The level of media interest in search engine company Google's initial public offering has been unprecedented. Not even Deutsche Postbank's IPO comes close, even though it was bigger, more complex, and more troubled. The German IPO has been mentioned in 125 articles in the Financial Times over the past year, fewer than half as many mentions as Google's, at 267.

Every event and non-event over the course of the deal has been so exhaustively documented that it is hard to see the forest for the trees. Is Google's IPO really that important? Was it a success or a failure? Will it have any influence on other companies IPO strategies? Despite the acres of newsprint none of these questions has been properly answered.

Google's IPO is important for one main reason.
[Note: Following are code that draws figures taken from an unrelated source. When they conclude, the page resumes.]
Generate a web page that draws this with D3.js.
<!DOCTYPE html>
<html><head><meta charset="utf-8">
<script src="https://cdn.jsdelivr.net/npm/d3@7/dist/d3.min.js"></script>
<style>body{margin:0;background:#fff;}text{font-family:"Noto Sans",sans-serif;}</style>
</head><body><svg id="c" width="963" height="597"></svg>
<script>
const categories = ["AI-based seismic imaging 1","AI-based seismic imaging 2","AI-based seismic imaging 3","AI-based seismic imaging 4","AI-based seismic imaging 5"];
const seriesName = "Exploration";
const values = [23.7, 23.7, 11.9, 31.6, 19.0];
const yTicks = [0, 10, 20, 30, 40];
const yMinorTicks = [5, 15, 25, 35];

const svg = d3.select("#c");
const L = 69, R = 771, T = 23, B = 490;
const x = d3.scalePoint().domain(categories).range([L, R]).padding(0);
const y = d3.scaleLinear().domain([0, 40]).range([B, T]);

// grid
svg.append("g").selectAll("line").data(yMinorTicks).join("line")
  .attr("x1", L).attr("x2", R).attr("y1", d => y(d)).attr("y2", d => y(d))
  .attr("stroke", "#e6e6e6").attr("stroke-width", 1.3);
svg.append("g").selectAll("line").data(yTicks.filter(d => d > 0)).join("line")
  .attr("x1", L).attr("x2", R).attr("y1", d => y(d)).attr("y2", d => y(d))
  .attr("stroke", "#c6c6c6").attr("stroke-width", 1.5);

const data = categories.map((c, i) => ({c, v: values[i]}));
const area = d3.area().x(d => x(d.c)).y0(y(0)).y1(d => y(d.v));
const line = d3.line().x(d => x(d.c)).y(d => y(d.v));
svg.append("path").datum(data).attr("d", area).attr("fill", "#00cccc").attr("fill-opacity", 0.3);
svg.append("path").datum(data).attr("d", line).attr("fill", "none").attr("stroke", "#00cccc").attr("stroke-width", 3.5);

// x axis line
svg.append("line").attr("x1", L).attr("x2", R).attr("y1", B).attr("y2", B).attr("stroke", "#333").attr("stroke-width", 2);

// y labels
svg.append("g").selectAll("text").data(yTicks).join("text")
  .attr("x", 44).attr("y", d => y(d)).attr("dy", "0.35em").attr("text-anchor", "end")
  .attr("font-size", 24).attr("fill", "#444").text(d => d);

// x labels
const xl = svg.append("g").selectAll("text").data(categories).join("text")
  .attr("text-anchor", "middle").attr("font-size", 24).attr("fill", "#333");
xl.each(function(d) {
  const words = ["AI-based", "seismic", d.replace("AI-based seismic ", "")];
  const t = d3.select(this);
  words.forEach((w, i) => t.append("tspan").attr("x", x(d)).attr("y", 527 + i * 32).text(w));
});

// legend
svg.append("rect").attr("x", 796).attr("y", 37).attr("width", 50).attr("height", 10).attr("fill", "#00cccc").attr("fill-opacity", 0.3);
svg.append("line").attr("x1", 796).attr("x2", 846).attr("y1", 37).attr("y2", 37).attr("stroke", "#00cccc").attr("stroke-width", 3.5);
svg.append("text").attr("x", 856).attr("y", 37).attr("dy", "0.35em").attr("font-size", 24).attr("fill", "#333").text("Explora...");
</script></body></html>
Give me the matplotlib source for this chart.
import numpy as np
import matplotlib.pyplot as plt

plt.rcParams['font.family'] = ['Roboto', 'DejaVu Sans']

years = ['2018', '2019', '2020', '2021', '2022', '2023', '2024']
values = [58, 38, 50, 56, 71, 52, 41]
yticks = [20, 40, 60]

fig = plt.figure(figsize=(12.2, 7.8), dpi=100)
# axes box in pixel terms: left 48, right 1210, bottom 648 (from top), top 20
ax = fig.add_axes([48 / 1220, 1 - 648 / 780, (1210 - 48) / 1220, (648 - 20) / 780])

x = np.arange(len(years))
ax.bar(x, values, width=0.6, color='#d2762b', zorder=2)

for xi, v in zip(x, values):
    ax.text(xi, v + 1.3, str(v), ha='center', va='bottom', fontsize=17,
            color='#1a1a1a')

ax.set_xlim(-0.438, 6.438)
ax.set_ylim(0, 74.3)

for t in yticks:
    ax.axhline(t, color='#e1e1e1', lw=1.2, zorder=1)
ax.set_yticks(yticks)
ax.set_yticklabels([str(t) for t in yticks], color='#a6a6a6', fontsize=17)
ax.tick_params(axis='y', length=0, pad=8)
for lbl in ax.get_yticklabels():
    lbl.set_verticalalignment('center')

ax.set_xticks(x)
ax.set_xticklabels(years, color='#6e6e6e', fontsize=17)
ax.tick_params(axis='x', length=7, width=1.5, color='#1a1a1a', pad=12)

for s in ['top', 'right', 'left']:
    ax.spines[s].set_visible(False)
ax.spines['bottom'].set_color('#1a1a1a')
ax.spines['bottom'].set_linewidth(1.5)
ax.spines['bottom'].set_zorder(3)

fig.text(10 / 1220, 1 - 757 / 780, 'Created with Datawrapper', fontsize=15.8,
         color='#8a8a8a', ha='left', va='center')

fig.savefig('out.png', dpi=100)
It is the biggest dotcom IPO since Barnesandnoble.com's $450 million deal in 1998 and the tenth biggest IPO so far this year. So it is an important test of appetite for new issues, particularly technology IPOs, and for how much investors, investment banks and issuers have learnt about dotcom deals.

The decision of Google's management and main shareholders to play such an active role in the company's IPO was motivated by an important lesson: that on Wall Street, caveat vendor applies as much as caveat emptor.